Fans were left gutted by the news, wishing Nadal a speedy recovery on social media.
Despite the injury, Nadal made it to the Australian Open quarter-finals without dropping a set.
He was eventually knocked out by Stefanos Tsitsipas, losing a five-set thriller despite winning the first two sets.
World No.3 Daniil Medvedev will replace Nadal as the top seed in the Rotterdam event, which will run from March 1-7.
Novak Djokovic's message to Nadal and Federer
On Sunday, Novak Djokovic promised that as long as Nadal and Roger Federer keep adorning the sport, he'll be duelling with them as the "three knights of tennis".

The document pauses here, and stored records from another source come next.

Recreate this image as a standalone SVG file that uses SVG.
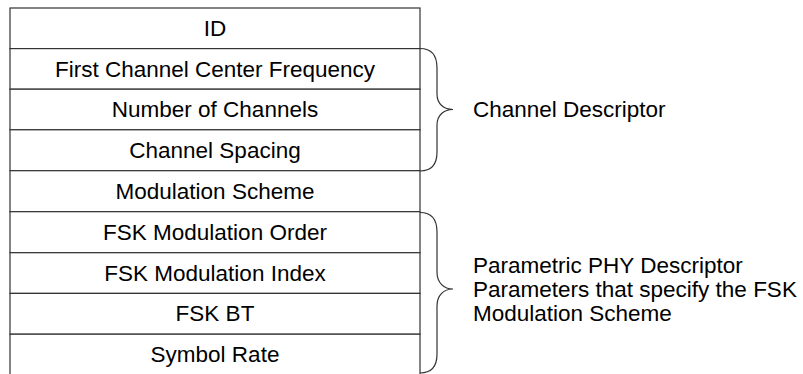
<svg xmlns="http://www.w3.org/2000/svg" width="803" height="374" viewBox="0 0 803 374">
<style>
.cell{fill:#fff;stroke:#333;stroke-width:1.2}
.t{font-family:"Liberation Sans",Arial,sans-serif;font-size:22.5px;fill:#000}
.c{text-anchor:middle}
.br{fill:none;stroke:#333;stroke-width:1.2}
</style>
<rect width="803" height="374" fill="#fff"/>
<g id="row-id"><rect class="cell" x="10" y="8" width="410" height="40.6"/><text class="t c" x="215" y="36">ID</text></g>
<g id="row-first-channel"><rect class="cell" x="10" y="48.6" width="410" height="40.6"/><text class="t c" x="215" y="76.6">First Channel Center Frequency</text></g>
<g id="row-num-channels"><rect class="cell" x="10" y="89.2" width="410" height="40.6"/><text class="t c" x="215" y="117.2">Number of Channels</text></g>
<g id="row-spacing"><rect class="cell" x="10" y="129.8" width="410" height="40.9"/><text class="t c" x="215" y="158">Channel Spacing</text></g>
<g id="row-mod-scheme"><rect class="cell" x="10" y="170.7" width="410" height="41"/><text class="t c" x="215" y="198.8">Modulation Scheme</text></g>
<g id="row-fsk-order"><rect class="cell" x="10" y="211.7" width="410" height="41"/><text class="t c" x="215" y="239.7">FSK Modulation Order</text></g>
<g id="row-fsk-index"><rect class="cell" x="10" y="252.7" width="410" height="40.7"/><text class="t c" x="215" y="280.6">FSK Modulation Index</text></g>
<g id="row-fsk-bt"><rect class="cell" x="10" y="293.4" width="410" height="40.8"/><text class="t c" x="215" y="321.4">FSK BT</text></g>
<g id="row-symbol-rate"><rect class="cell" x="10" y="334.2" width="410" height="60"/><text class="t c" x="215" y="362.2">Symbol Rate</text></g>
<g id="connectors">
<path class="br" d="M420,48.5 C432,48.5 437,56 437,68 L437,94 C437,104 444,109.5 453,109.5 C444,109.5 437,115 437,125 L437,152 C437,164 432,171 420,171"/>
<path class="br" d="M420,212.5 C432,212.5 437,220 437,232 L437,272 C437,283 444,289 453,289 C444,289 437,295 437,306 L437,354 C437,366 432,373 420,373"/>
</g>
<g id="label-channel-descriptor"><text class="t" x="473" y="117">Channel Descriptor</text></g>
<g id="label-parametric"><text class="t" x="473" y="272.5">Parametric PHY Descriptor</text><text class="t" x="473" y="296.5">Parameters that specify the FSK</text><text class="t" x="473" y="320.5">Modulation Scheme</text></g>
</svg>
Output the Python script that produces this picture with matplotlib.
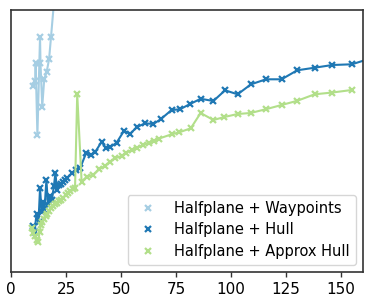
import matplotlib
matplotlib.use("Agg")
import matplotlib.pyplot as plt
from matplotlib.lines import Line2D

# Halfplane + Waypoints
wp_x = [10, 11, 11.2, 12, 13.2, 13.4, 14.2, 15.1, 16.2, 17.3, 18.2, 20]
wp_y = [186, 191.3, 209.3, 137, 235.3, 209.3, 165.3, 192.7, 200, 212.7, 235.3, 281.7]

# Halfplane + Hull
hull_x = [9.8, 10.7, 11.6, 12.5, 13.2, 13.9, 14.5, 15.2, 16.1, 16.8, 17.7, 18.6, 19.5,
          20.2, 20.9, 21.8, 22.7, 23.6, 24.5, 25.5, 27.6, 29.5, 31.4, 34.1, 36.2, 38.2,
          41.2, 43.2, 45, 48, 51.4, 54.1, 57.1, 60.9, 64.7, 68, 73, 76.8, 81.4, 86.2,
          92, 97.3, 103, 109.1, 115.9, 123, 130.1, 138, 146.1, 154.9, 164.1]
hull_y = [46, 40, 58, 50, 84, 60, 70, 62, 92, 67, 76, 72, 86,
          99, 82, 87, 88, 90, 92, 94, 98.7, 102, 103.7, 118.7, 117, 119.7,
          130.3, 123.7, 124.7, 129.3, 141.3, 138, 144.7, 148.7, 148, 152.7, 162, 162.7, 168, 173.2,
          171, 181.7, 177.7, 187.7, 192.7, 192.7, 201.7, 204.3, 207, 207.7, 214]

# Halfplane + Approx Hull
approx_x = [9.4, 10.1, 10.9, 11.6, 12.3, 13, 13.6, 14.3, 15, 15.7, 16.4, 17.3, 18.2, 19.1,
            20, 20.9, 21.8, 22.7, 23.6, 24.8, 25.9, 27, 28.2, 29.1, 30.1, 32.1, 34.4, 37.4,
            40.1, 42.7, 45, 47.3, 50.3, 52.3, 54.9, 57.4, 60.1, 62.9, 65, 67.4, 73, 76.5,
            81.7, 86.2, 92, 97, 103, 108.9, 115.9, 123, 130.1, 138, 146.1, 154.9]
approx_y = [44, 39, 36, 32, 30, 40, 47, 50, 53, 56, 58, 61, 64, 66,
            68, 69, 71, 72, 74, 77, 79, 81, 83, 83.7, 177.7, 90.3, 95.3, 97,
            102.7, 106, 110.3, 113.7, 116, 119.3, 122, 124.3, 127, 129.5, 130.8, 133.5, 137.7, 139.7,
            143.7, 159, 152, 155, 158, 159, 162.8, 167, 171.2, 177.7, 179.5, 182]

labels = ["Halfplane + Waypoints", "Halfplane + Hull", "Halfplane + Approx Hull"]
colors = ["#a6cee3", "#1f78b4", "#b2df8a"]

fig = plt.figure(figsize=(3.74, 3.01), dpi=100)
ax = fig.add_axes([11 / 374, 29 / 301, 352 / 374, 262 / 301])

kw = dict(marker="x", markersize=5, markeredgewidth=1.6, linewidth=1.5)
ax.plot(wp_x, wp_y, color=colors[0], **kw)
ax.plot(hull_x, hull_y, color=colors[1], **kw)
ax.plot(approx_x, approx_y, color=colors[2], **kw)

ax.set_xlim(0, 160)
ax.set_ylim(0, 262)
ax.set_xticks([0, 25, 50, 75, 100, 125, 150])
ax.set_yticks([])
ax.tick_params(axis="x", labelsize=11, length=3.5, width=1, color="#333333")
for s in ax.spines.values():
    s.set_color("#333333")
    s.set_linewidth(1.2)

handles = [Line2D([], [], linestyle="none", marker="x", color=c, markersize=5,
                  markeredgewidth=1.6) for c in colors]
ax.legend(handles, labels, loc="lower right", fontsize=10.5, framealpha=0.8,
          labelspacing=0.45)

fig.savefig("out.png", dpi=100)
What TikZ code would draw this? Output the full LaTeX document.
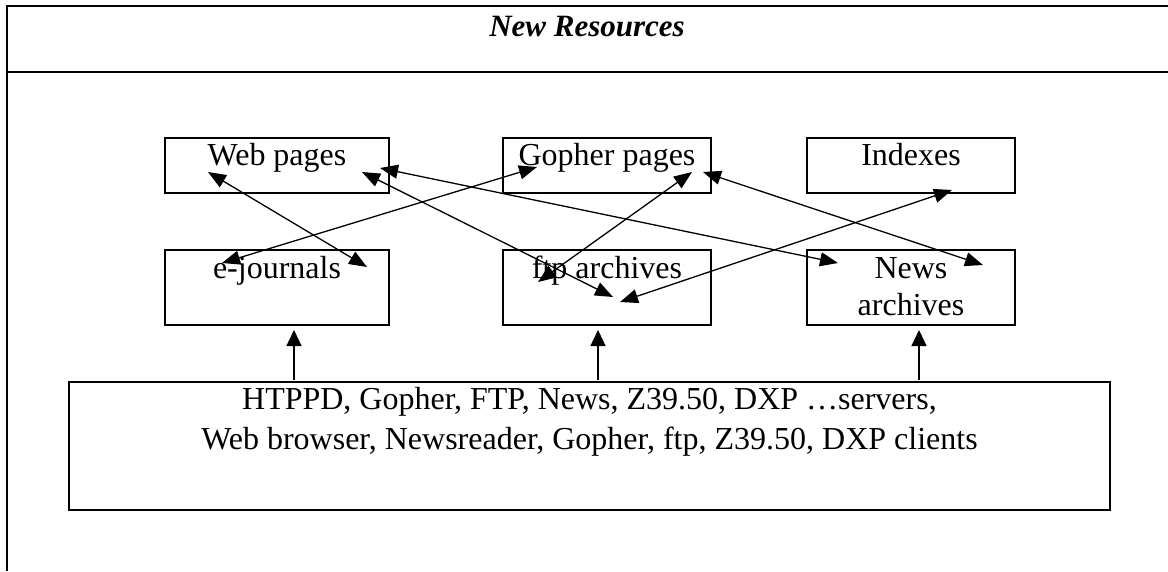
\documentclass[tikz,border=0pt]{standalone}
\usepackage{fontspec}
\setmainfont{Liberation Serif}
\usetikzlibrary{arrows.meta}
\begin{document}
\begin{tikzpicture}[x=1pt,y=-1pt,
  frame/.style={line width=2pt},
  box/.style={draw,line width=1.8pt,inner sep=0pt,anchor=north,align=center,
    font=\fontsize{32}{37}\selectfont},
  link/.style={line width=1.3pt,
    {Triangle[length=18pt,width=14pt]}-{Triangle[length=18pt,width=14pt]}},
  feed/.style={line width=1.3pt,-{Triangle[length=16pt,width=15pt]}}]
\useasboundingbox (0,0) rectangle (1168,571);

% page frame and heading row
\draw[frame] (1168,6) -- (7,6) -- (7,571);
\draw[frame] (7,72) -- (1168,72);
\node[anchor=base,font=\bfseries\itshape\fontsize{31}{36}\selectfont] (title) at (587,36) {New Resources};

% upper row
\node[box,minimum width=224pt,text height=28pt,text depth=27pt] (web) at (277,137) {Web pages};
\node[box,minimum width=208pt,text height=28pt,text depth=27pt] (gopher) at (607,137) {Gopher pages};
\node[box,minimum width=208pt,text height=28pt,text depth=27pt] (index) at (911,137) {Indexes};

% lower row
\node[box,minimum width=224pt,text height=29pt,text depth=46pt] (ejour) at (277,249) {e-journals};
\node[box,minimum width=208pt,text height=29pt,text depth=46pt] (ftp) at (607,249) {ftp archives};
\node[box,minimum width=208pt,text height=66pt,text depth=9pt] (news) at (911,249) {News\\archives};

% servers and clients
\node[box,minimum width=1041pt,text height=68pt,text depth=60pt,
  font=\fontsize{32}{40}\selectfont] (base) at (589.5,381)
  {HTPPD, Gopher, FTP, News, Z39.50, DXP …servers,\\Web browser, Newsreader, Gopher, ftp, Z39.50, DXP clients};

% arrow ends
\coordinate (aw1) at (208,172);  \coordinate (ae1) at (367,267);
\coordinate (ae2) at (222,263);  \coordinate (ag2) at (537,167);
\coordinate (aw3) at (362,172);  \coordinate (af3) at (613,297);
\coordinate (aw4) at (380,168);  \coordinate (an4) at (838,263);
\coordinate (af5) at (538,282);  \coordinate (ag5) at (692,172);
\coordinate (ag6) at (703,172);  \coordinate (an6) at (983,265);
\coordinate (ai7) at (952,190);  \coordinate (af7) at (620,302);

\draw[link] (aw1) -- (ae1);
\draw[link] (ae2) -- (ag2);
\draw[link] (aw3) -- (af3);
\draw[link] (aw4) -- (an4);
\draw[link] (af5) -- (ag5);
\draw[link] (ag6) -- (an6);
\draw[link] (ai7) -- (af7);

% upward feeds from the base box
\coordinate (s1) at (294,380); \coordinate (t1) at (294,330);
\coordinate (s2) at (598,380); \coordinate (t2) at (598,330);
\coordinate (s3) at (919,380); \coordinate (t3) at (919,330);
\draw[feed] (s1) -- (t1);
\draw[feed] (s2) -- (t2);
\draw[feed] (s3) -- (t3);
\end{tikzpicture}
\end{document}
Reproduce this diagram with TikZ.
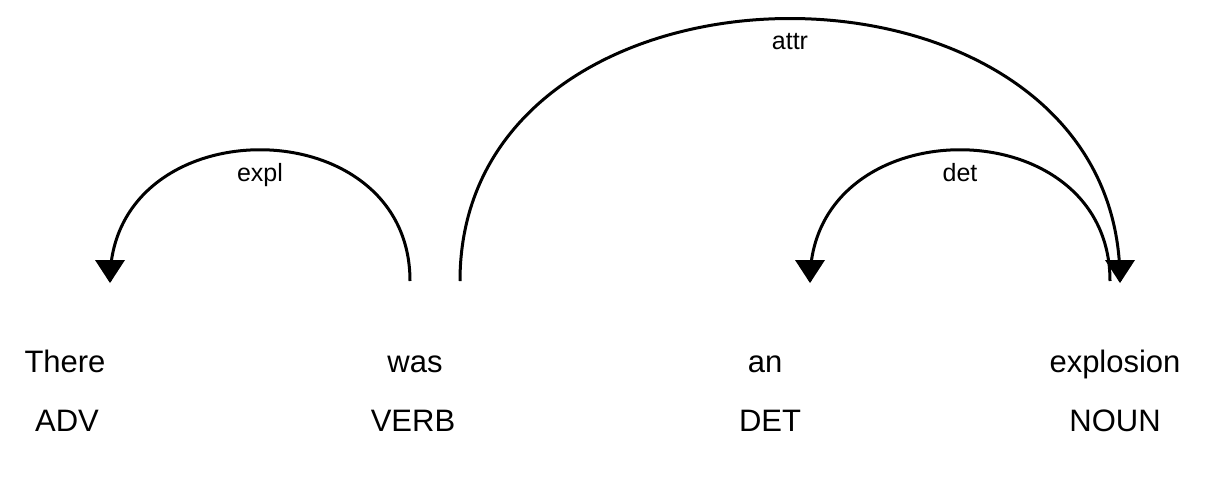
\documentclass[tikz,border=0pt]{standalone}
\usepackage{fontspec}
\setmainfont{Liberation Sans}
\begin{document}
\begin{tikzpicture}[x=1pt,y=-1pt,
  word/.style={anchor=base,inner sep=0pt,font=\fontsize{31}{36}\selectfont},
  lab/.style={anchor=base,inner sep=0pt,font=\fontsize{25}{30}\selectfont},
  arc/.style={line width=3pt,black},
  head/.style={fill=black,draw=none}]
\useasboundingbox (0,0) rectangle (1216,480);
% words
\node[word] (w0) at (65,372) {There};
\node[word] (w1) at (415,372) {was};
\node[word] (w2) at (765,372) {an};
\node[word] (w3) at (1115,372) {explosion};
\node[word] (t0) at (67,431) {ADV};
\node[word] (t1) at (413,431) {VERB};
\node[word] (t2) at (770,431) {DET};
\node[word] (t3) at (1115,431) {NOUN};
% arc anchor coordinates
\coordinate (a1s) at (410,281);
\coordinate (a1e) at (110,281);
\coordinate (a2s) at (1110,281);
\coordinate (a2e) at (810,281);
\coordinate (a3s) at (460,281);
\coordinate (a3e) at (1120,281);
% arcs
\draw[arc] (a1s) .. controls (410,106) and (110,106) .. (a1e);
\draw[arc] (a2s) .. controls (1110,106) and (810,106) .. (a2e);
\draw[arc] (a3s) .. controls (460,-69) and (1120,-69) .. (a3e);
% arrowheads
\fill[head] (110,283) -- (95,260) -- (125,260) -- cycle;
\fill[head] (810,283) -- (795,260) -- (825,260) -- cycle;
\fill[head] (1120,283) -- (1105,260) -- (1135,260) -- cycle;
% labels
\node[lab] (l1) at (260,181) {expl};
\node[lab] (l2) at (960,181) {det};
\node[lab] (l3) at (790,49) {attr};
\end{tikzpicture}
\end{document}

After outplaying Medvedev in the Australian Open final, Djokovic laughed that his pre-match prediction about the 'big three' not being about to make way for the next generation had been "risky".
But he was convinced his 18th grand slam was down to the inspiration he keeps taking from his race with Nadal and Federer, who both have 20 apiece.
Such was the 7-5 6-2 6-2 hammering that Medvedev took that the Russian was moved to call them - affectionately, he insisted - as "cyborgs of tennis".
Asked what he'd call them, Djokovic couldn't help smiling as he suggested "The Three Knights of Tennis" - a title that's inevitably bound to stick now.
"I don't know how else I would describe the three of us," said Djokovic.
"Roger and Rafa inspire me. I'll say it again. I mean, I think as long as they go, I'll go!
"I think in a way it's, like, a race who plays tennis more, I guess, and who wins more. It's a competition between us in all areas.
"But I think that's the very reason why we are who we are, because we do drive each other, we motivate each other, we push each other to the limit."